Charts and diagrams as code:
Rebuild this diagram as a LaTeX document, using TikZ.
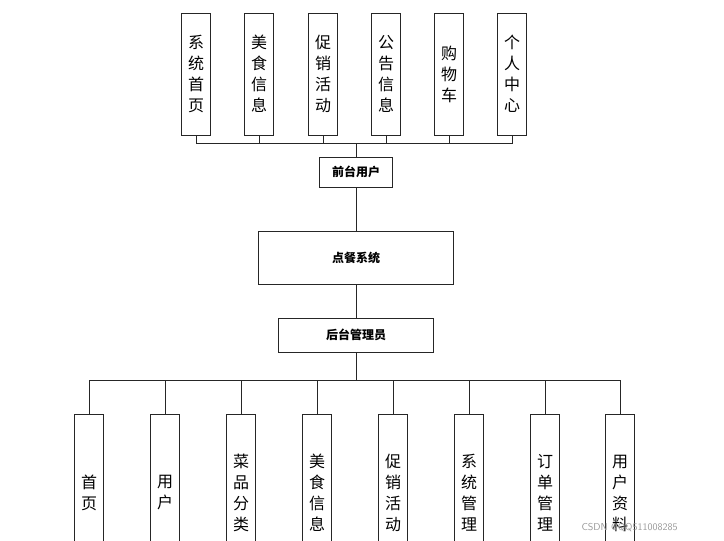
\documentclass[tikz,border=0pt]{standalone}
\usepackage{fontspec}
\newfontfamily\cjk{Noto Sans CJK SC}
\begin{document}
\begin{tikzpicture}[x=1pt,y=-1pt,
  vbox/.style={draw=black!85,line width=0.9pt,fill=white,minimum width=29pt,inner sep=0pt,anchor=north},
  vtxt/.style={font=\cjk\fontsize{16}{21}\selectfont,align=center,inner sep=0pt},
  hbox/.style={draw=black!85,line width=0.9pt,fill=white,font=\cjk\bfseries\fontsize{12}{14}\selectfont,inner sep=0pt},
  ln/.style={draw=black!85,line width=0.9pt}]
\clip (0,0) rectangle (724,541);
\fill[white] (0,0) rectangle (724,541);
% top
\foreach \x/\t/\n in {196/系\\统\\首\\页/t1,259/美\\食\\信\\息/t2,323/促\\销\\活\\动/t3,386/公\\告\\信\\息/t4,449/购\\物\\车/t5,512/个\\人\\中\\心/t6}{
  \node[vbox,minimum height=122pt] (\n) at (\x,13) {};
  \node[vtxt] at (\x,74) {\t};
}
\node[hbox,minimum width=73pt,minimum height=30pt] (fu) at (356,172) {前台用户};
\node[hbox,minimum width=195pt,minimum height=53pt] (sys) at (356,257.5) {点餐系统};
\node[hbox,minimum width=155pt,minimum height=34pt] (adm) at (356,335) {后台管理员};
\coordinate (tb) at (356,143);
\foreach \n in {t1,t2,t3,t4,t5,t6}{\draw[ln] (\n.south) |- (tb);}
\draw[ln] (tb) -- (fu.north);
\draw[ln] (fu.south) -- (sys.north);
\draw[ln] (sys.south) -- (adm.north);
\coordinate (bb) at (356,380);
\draw[ln] (adm.south) -- (bb);
\foreach \x/\t/\n in {89/首\\页/b1,165/用\\户/b2,241/菜\\品\\分\\类/b3,317/美\\食\\信\\息/b4,393/促\\销\\活\\动/b5,469/系\\统\\管\\理/b6,545/订\\单\\管\\理/b7,620/用\\户\\资\\料/b8}{
  \node[vbox,minimum height=160pt] (\n) at (\x,414) {};
  \node[vtxt] at (\x,493) {\t};
  \draw[ln] (\n.north) |- (bb);
}
\node[font=\sffamily\fontsize{10}{12}\selectfont,text=black!40,anchor=west] (wm) at (578,528) {CSDN @QQ511008285};
\end{tikzpicture}
\end{document}
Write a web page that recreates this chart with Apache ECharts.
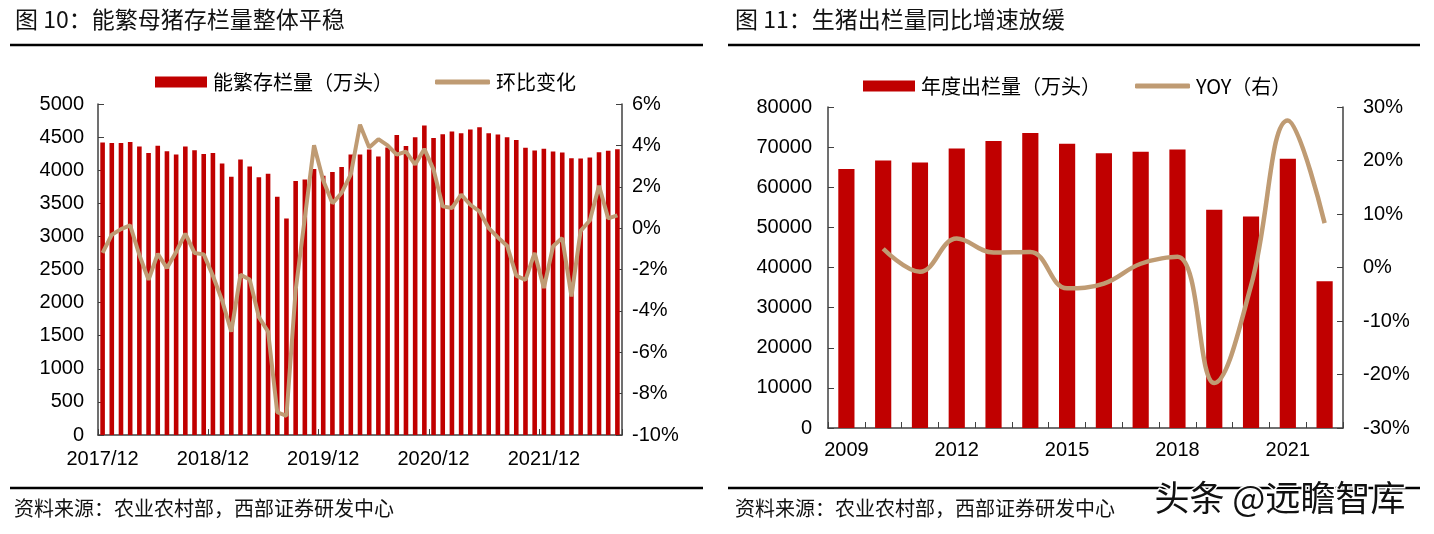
<!DOCTYPE html>
<html>
<head>
<meta charset="utf-8">
<script src="https://cdn.jsdelivr.net/npm/echarts@6/dist/echarts.min.js"></script>
<style>
html,body{margin:0;padding:0;background:#fff;}
#c{width:1434px;height:534px;}
</style>
</head>
<body>
<div id="c"></div>
<script>
// ---- Left chart data (能繁母猪) ----
const monthCats = ['2017/12','2018/01','2018/02','2018/03','2018/04','2018/05','2018/06','2018/07','2018/08','2018/09','2018/10','2018/11',
'2018/12','2019/01','2019/02','2019/03','2019/04','2019/05','2019/06','2019/07','2019/08','2019/09','2019/10','2019/11',
'2019/12','2020/01','2020/02','2020/03','2020/04','2020/05','2020/06','2020/07','2020/08','2020/09','2020/10','2020/11',
'2020/12','2021/01','2021/02','2021/03','2021/04','2021/05','2021/06','2021/07','2021/08','2021/09','2021/10','2021/11',
'2021/12','2022/01','2022/02','2022/03','2022/04','2022/05','2022/06','2022/07','2022/08'];
const sowStock = [4420,4409,4409,4425,4359,4258,4369,4288,4238,4359,
4303,4243,4258,4103,3900,4163,4057,3893,3946,3598,
3272,3835,3861,4017,3916,3971,4047,4238,4238,4314,
4208,4344,4530,4364,4497,4674,4487,4543,4585,4557,
4615,4648,4557,4538,4497,4455,4341,4296,4324,4284,
4266,4182,4175,4190,4273,4293,4318];
const sowMoM = [-1.2,-0.32,-0.05,0.13,-1.3,-2.5,-1.24,-1.93,-1.15,-0.27,
-1.2,-1.27,-2.3,-3.5,-5.0,-2.25,-2.48,-4.3,-5.0,-8.9,
-9.08,-3.0,0.5,4.0,2.3,1.2,1.7,2.6,5.0,3.9,
4.3,4.0,3.55,3.7,3.07,3.83,2.83,1.05,0.97,1.62,
1.13,0.81,0.0,-0.45,-0.85,-2.3,-2.5,-1.2,-2.9,-0.88,
-0.48,-3.3,-0.13,0.37,2.05,0.47,0.62];

// ---- Right chart data (生猪出栏) ----
const years = ['2009','2010','2011','2012','2013','2014','2015','2016','2017','2018','2019','2020','2021','2022'];
const hogOutput = [64539,66686,66170,69628,71557,73510,70825,68502,68861,69382,54419,52704,67128,36587];
const hogYoY = [null,3.5,-0.8,5.4,2.8,2.9,-3.9,-3.0,0.7,2.0,-21.6,-3.4,27.5,8.3];

const RED = '#C00000';
const TAN = '#BF9B73';
const AX = '#404040';
const NUM = '"Liberation Sans", Arial, sans-serif';
const CJK = '"Noto Sans CJK SC", "Noto Sans", sans-serif';

const chart = echarts.init(document.getElementById('c'), null, {renderer:'canvas'});

function yAx(gi, min, max, interval, pos, margin, pct){
  return {
    type:'value', gridIndex:gi, min:min, max:max, interval:interval, position:pos,
    axisLine:{show:true, lineStyle:{color:AX, width:1.5}},
    axisTick:{show:true, inside:true, length:6, lineStyle:{color:AX}},
    splitLine:{show:false},
    axisLabel:{color:'#000', fontSize:20, fontFamily:NUM, margin:margin,
      formatter:function(v){ return String(v) + (pct ? '%' : ''); }}
  };
}
function leg(left, top, name, isLine){
  return {left:left, top:top, itemWidth: isLine ? 55 : 52, itemHeight: isLine ? 5 : 11, itemGap:10,
    textStyle:{fontSize:20, fontFamily:CJK, color:'#000', padding:[0,0,0,1]},
    data:[{name:name, icon: isLine ? 'roundRect' : 'rect'}]};
}

const option = {
  animation:false,
  backgroundColor:'#fff',
  textStyle:{fontFamily:CJK},
  graphic:[
    {type:'text', left:15, top:8, style:{text:'图 10：能繁母猪存栏量整体平稳', fontSize:23, fontFamily:CJK, fill:'#111'}},
    {type:'text', left:735, top:8, style:{text:'图 11：生猪出栏量同比增速放缓', fontSize:23, fontFamily:CJK, fill:'#111'}},
    {type:'line', shape:{x1:10,y1:45,x2:703,y2:45}, style:{stroke:'#000', lineWidth:2.5}},
    {type:'line', shape:{x1:728,y1:45,x2:1420,y2:45}, style:{stroke:'#000', lineWidth:2.5}},
    {type:'line', shape:{x1:10,y1:488,x2:703,y2:488}, style:{stroke:'#000', lineWidth:2.5}},
    {type:'line', shape:{x1:728,y1:488,x2:1420,y2:488}, style:{stroke:'#000', lineWidth:2.5}},
    {type:'text', left:14, top:498, style:{text:'资料来源：农业农村部，西部证券研发中心', fontSize:20, fontFamily:CJK, fill:'#111'}},
    {type:'text', left:735, top:498, style:{text:'资料来源：农业农村部，西部证券研发中心', fontSize:20, fontFamily:CJK, fill:'#111'}},
    {type:'text', left:1153, top:479, z:100, style:{text:'头条 @远瞻智库', fontSize:35, fontFamily:CJK, fill:'#111', stroke:'#fff', lineWidth:3}}
  ],
  legend:[
    leg(150, 67, '能繁存栏量（万头）', false),
    leg(430, 67, '环比变化', true),
    leg(858, 71, '年度出栏量（万头）', false),
    leg(1130, 71, 'YOY（右）', true)
  ],
  grid:[
    {left:98, right:812, top:104, bottom:99, containLabel:false},
    {left:828, right:91, top:107, bottom:106, containLabel:false}
  ],
  xAxis:[
    {type:'category', gridIndex:0, data:monthCats, boundaryGap:true,
     axisLine:{lineStyle:{color:AX, width:1.5}},
     axisTick:{show:true, inside:true, interval:11, length:6, lineStyle:{color:AX}},
     axisLabel:{interval:11, color:'#000', fontSize:20, fontFamily:NUM, margin:14}},
    {type:'category', gridIndex:1, data:years, boundaryGap:true,
     axisLine:{lineStyle:{color:AX, width:1.5}},
     axisTick:{show:true, inside:true, interval:0, length:6, lineStyle:{color:AX}},
     axisLabel:{interval:2, color:'#000', fontSize:20, fontFamily:NUM, margin:12}}
  ],
  yAxis:[
    yAx(0, 0, 5000, 500, 'left', 14, false),
    yAx(0, -10, 6, 2, 'right', 10, true),
    yAx(1, 0, 80000, 10000, 'left', 16, false),
    yAx(1, -30, 30, 10, 'right', 20, true)
  ],
  series:[
    {name:'能繁存栏量（万头）', type:'bar', xAxisIndex:0, yAxisIndex:0, data:sowStock,
     barWidth:'50%', itemStyle:{color:RED}},
    {name:'环比变化', type:'line', xAxisIndex:0, yAxisIndex:1, data:sowMoM,
     symbol:'none', lineStyle:{color:TAN, width:4}, itemStyle:{color:TAN}, z:5},
    {name:'年度出栏量（万头）', type:'bar', xAxisIndex:1, yAxisIndex:2, data:hogOutput,
     barWidth:'44%', itemStyle:{color:RED}},
    {name:'YOY（右）', type:'line', xAxisIndex:1, yAxisIndex:3, data:hogYoY,
     symbol:'none', smooth:0.4, connectNulls:false, lineStyle:{color:TAN, width:4.5}, itemStyle:{color:TAN}, z:5}
  ]
};
chart.setOption(option);
</script>
</body>
</html>
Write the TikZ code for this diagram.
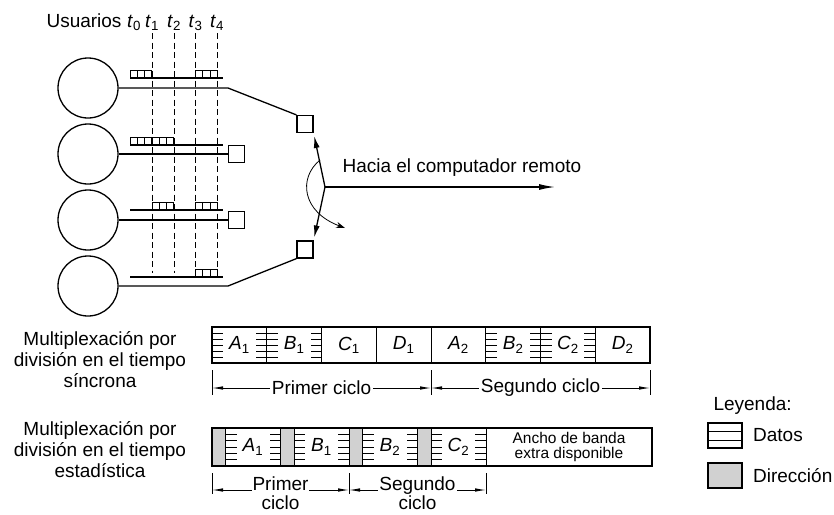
\documentclass[tikz,border=0pt]{standalone}
\usepackage{fontspec}
\setmainfont{Liberation Sans}
\usepackage{tikz}
\usetikzlibrary{arrows.meta,positioning}

\newcommand{\slotname}[2]{\textit{#1}\textsubscript{#2}}
% celdas de cola: x inicial, y de la linea, numero de celdas
\newcommand{\celdas}[3]{%
  \foreach \c in {1,...,#3}{\draw[line width=1pt] (#1+\c*7.33-7.33,#2) rectangle ++(7.33,-7.5);}}

\tikzset{
  user/.style={circle, draw, line width=1.3pt, minimum size=60pt, inner sep=0pt},
  swbox/.style={rectangle, draw, line width=1.2pt, minimum width=16pt, minimum height=17pt, inner sep=0pt},
  wire/.style={line width=1.3pt},
  marca/.style={line width=0.8pt, dash pattern=on 6pt off 3.5pt},
  slot/.style={rectangle, draw, line width=1pt, inner sep=0pt, outer sep=0pt, anchor=west},
  hdr/.style={slot, fill=black!18, minimum width=13.5pt, minimum height=38pt},
  datos/.style={path picture={
      \foreach \f in {1,...,5}{
        \draw[line width=0.8pt] ([yshift=\f*#1]path picture bounding box.south west) -- ++(11pt,0pt);
        \draw[line width=0.8pt] ([yshift=\f*#1]path picture bounding box.south east) -- ++(-11pt,0pt);
      }}},
  datos/.default=6pt,
  vacio/.style={},
  cota/.style={line width=0.8pt, {Latex[length=11pt,width=3.5pt]}-{Latex[length=11pt,width=3.5pt]}},
}

\begin{document}
\begin{tikzpicture}[x=1pt, y=-1pt, font=\fontsize{19}{21}\selectfont]
  \useasboundingbox (0,0) rectangle (834,514);

  % usuarios y instantes
  \node[anchor=base west] (usu) at (43,27) {Usuarios};
  \foreach \i/\x in {0/134,1/152,2/174,3/195.5,4/217}
    \node[anchor=base, inner sep=0pt] (t\i) at (\x,27) {\slotname{t}{\i}};
  \foreach \x in {152,174,195.5,217}
    \draw[marca] (\x,33) -- (\x,273);

  % terminales y lineas
  \foreach \k/\y in {1/88,2/154,3/220,4/286}
    \node[user] (u\k) at (88,\y) {};
  \node[swbox] (s1) at (305,124) {};
  \node[swbox] (s2) at (236.5,154) {};
  \node[swbox] (s3) at (236.5,220) {};
  \node[swbox] (s4) at (305,249.5) {};
  \coordinate (k1) at (228,88);
  \coordinate (k4) at (228,286);
  \draw[wire] (u1) -- (k1) -- (s1.north west);
  \draw[wire] (u2) -- (s2);
  \draw[wire] (u3) -- (s3);
  \draw[wire] (u4) -- (k4) -- (s4.south west);

  % colas
  \foreach \y in {78,145,210,277}
    \draw[line width=1.1pt] (130,\y) -- (223,\y);
  \celdas{130}{78}{3}
  \celdas{195.5}{78}{3}
  \celdas{130}{145}{6}
  \celdas{152}{210}{3}
  \celdas{195.5}{210}{3}
  \celdas{195.5}{277}{3}

  % conmutador
  \coordinate (v) at (325,187);
  \coordinate (fin) at (555,187);
  \coordinate (g0) at (320,160);
  \coordinate (g1) at (345,228);
  \draw[wire, -{Latex[length=12pt,width=6pt]}, shorten >=3pt] (v) -- (s1.south east);
  \draw[wire, -{Latex[length=12pt,width=6pt]}, shorten >=3pt] (v) -- (s4.north east);
  \draw[line width=0.8pt, -{Stealth[length=9pt,width=6pt]}] (g0) .. controls (298,178) and (302,212) .. (g1);
  \draw[wire, -{Latex[length=16pt,width=6pt]}] (v) -- (fin);
  \node[anchor=base west] (hacia) at (339,172) {Hacia el computador remoto};

  % MDT sincrona
  \node[align=center] (sinc) at (100,360) {Multiplexación por\\división en el tiempo\\síncrona};
  \foreach \i/\txt/\tipo in {0/{\slotname{A}{1}}/datos, 1/{\slotname{B}{1}}/datos,
      2/{\slotname{C}{1}}/vacio, 3/{\slotname{D}{1}}/vacio, 4/{\slotname{A}{2}}/vacio,
      5/{\slotname{B}{2}}/datos, 6/{\slotname{C}{2}}/datos, 7/{\slotname{D}{2}}/vacio}
    \node[slot, \tipo, minimum width=54.75pt, minimum height=36pt] (sy\i) at (212+\i*54.75,345) {\txt};
  \draw[line width=1.6pt] (sy0.north west) rectangle (sy7.south east);
  \foreach \x in {212,431,650}
    \draw[line width=0.8pt] (\x,370) -- (\x,395);
  \draw[cota] (212,388) -- node[fill=white, inner xsep=2pt, inner ysep=0pt] (c1) {Primer ciclo} (431,388);
  \draw[cota] (431,388) -- node[fill=white, inner xsep=2pt, inner ysep=0pt] (c2) {Segundo ciclo} (650,388);

  % MDT estadistica
  \node[align=center] (estad) at (100,450) {Multiplexación por\\división en el tiempo\\estadística};
  \node[hdr] (h1) at (212,447) {};
  \node[slot, datos=6.3pt, minimum width=55pt, minimum height=38pt] (e1) at (h1.east) {\slotname{A}{1}};
  \node[hdr] (h2) at (e1.east) {};
  \node[slot, datos=6.3pt, minimum width=55pt, minimum height=38pt] (e2) at (h2.east) {\slotname{B}{1}};
  \node[hdr] (h3) at (e2.east) {};
  \node[slot, datos=6.3pt, minimum width=55pt, minimum height=38pt] (e3) at (h3.east) {\slotname{B}{2}};
  \node[hdr] (h4) at (e3.east) {};
  \node[slot, datos=6.3pt, minimum width=55pt, minimum height=38pt] (e4) at (h4.east) {\slotname{C}{2}};
  \node[slot, minimum width=166pt, minimum height=38pt, align=center,
        font=\fontsize{15.5}{15}\selectfont] (libre) at (e4.east) {Ancho de banda\\extra disponible};
  \draw[line width=1.6pt] (h1.north west) rectangle (libre.south east);
  \foreach \x in {212,349,486}
    \draw[line width=0.8pt] (\x,473) -- (\x,494);
  \draw[cota] (212,490) -- node[fill=white, anchor=base, inner sep=1pt] (c3) {Primer} (349,490);
  \node[anchor=base] (c3b) at (280.5,509) {ciclo};
  \draw[cota] (349,490) -- node[fill=white, anchor=base, inner sep=1pt] (c4) {Segundo} (486,490);
  \node[anchor=base] (c4b) at (417.5,509) {ciclo};

  % leyenda
  \node[anchor=base west] (ley) at (710,410) {Leyenda:};
  \node[draw, line width=1.2pt, minimum width=34pt, minimum height=25pt, inner sep=0pt] (kd) at (725,435.5) {};
  \draw[line width=1pt] ([yshift=8.3pt]kd.south west) -- ([yshift=8.3pt]kd.south east);
  \draw[line width=1pt] ([yshift=16.7pt]kd.south west) -- ([yshift=16.7pt]kd.south east);
  \node[right=7pt of kd] (kdt) {Datos};
  \node[draw, line width=1.2pt, fill=black!18, minimum width=34pt, minimum height=25pt, inner sep=0pt] (kh) at (725,475.5) {};
  \node[right=7pt of kh] (kht) {Dirección};
\end{tikzpicture}
\end{document}
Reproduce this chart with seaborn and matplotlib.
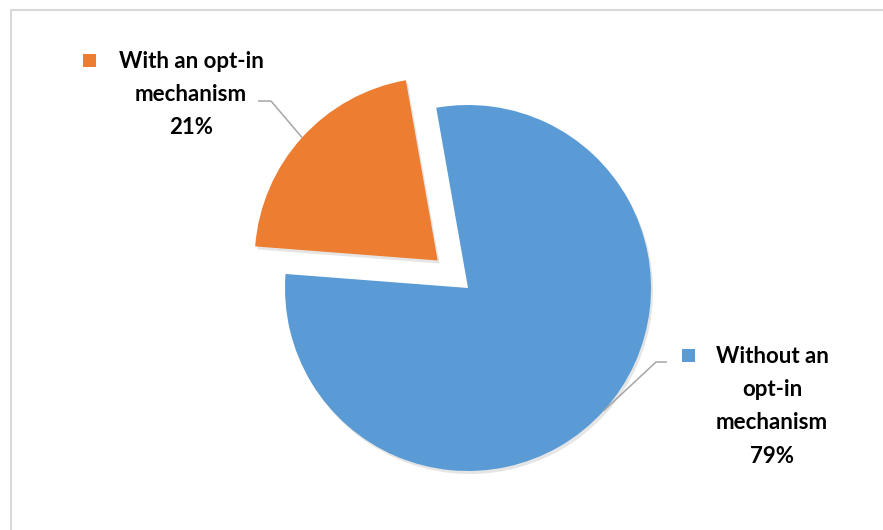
import numpy as np
import matplotlib
matplotlib.use('Agg')
import matplotlib.pyplot as plt
import seaborn as sns
from matplotlib.patches import Rectangle

# data
categories = ['Without an\nopt-in\nmechanism', 'With an opt-in\nmechanism']
shares = [79, 21]
colors = ['#5B9BD5', '#ED7D31']

sns.set_theme(style='white')
plt.rcParams['font.family'] = ['Lato', 'DejaVu Sans']

W, H = 883, 530
fig = plt.figure(figsize=(W / 100, H / 100), dpi=100)
ax = fig.add_axes([0, 0, 1, 1])

center = (468, H - 288)
radius = 183
explode = [0, 41]  # pixel offset of the pulled-out slice
start = 100

# faint shadow under the pie
ax.pie(shares, colors=['#000000'] * 2, startangle=start, counterclock=False,
       explode=explode, center=(center[0] + 2, center[1] - 3), radius=radius,
       wedgeprops=dict(alpha=0.10, linewidth=0), frame=True)
wedges, _ = ax.pie(shares, colors=colors, startangle=start, counterclock=False,
                   explode=explode, center=center, radius=radius,
                   wedgeprops=dict(linewidth=0), frame=True)
ax.set_xlim(0, W)
ax.set_ylim(0, H)
ax.axis('off')

# label positions (pixel coords, top of text block) and leader-line bends
label_pos = [(772, H - 346), (191, H - 51)]
bend = [(656, H - 362), (271, H - 101)]
tail = [(667, H - 362), (258, H - 101)]
key_pos = [(688, H - 355), (89, H - 60)]

for w, lab, share, lp, bp, tp, kp, c in zip(wedges, categories, shares,
                                            label_pos, bend, tail, key_pos, colors):
    mid = np.deg2rad((w.theta1 + w.theta2) / 2)
    cx, cy = w.center
    px = cx + w.r * np.cos(mid)
    py = cy + w.r * np.sin(mid)
    ax.plot([px, bp[0], tp[0]], [py, bp[1], tp[1]], color='#A6A6A6', lw=1.1,
            solid_capstyle='butt')
    ax.text(lp[0], lp[1], f'{lab}\n{share}%', ha='center', va='top',
            fontsize=16, fontweight='bold', color='#000000', linespacing=1.72)
    ax.add_patch(Rectangle((kp[0] - 6.5, kp[1] - 6.5), 13, 13, color=c, lw=0))

# chart area border
fig.patches.append(Rectangle((11 / W, -0.1), 1.2, 1 - 10 / H + 0.1,
                             transform=fig.transFigure, fill=False,
                             edgecolor='#D9D9D9', lw=1.5))

fig.savefig('out.png', dpi=100, facecolor='white')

Written instruction:
Every line above that contains the word "Write" should be reported.

Exercise response:
Write a web page that recreates this chart with Apache ECharts.
Write the TikZ code for this diagram.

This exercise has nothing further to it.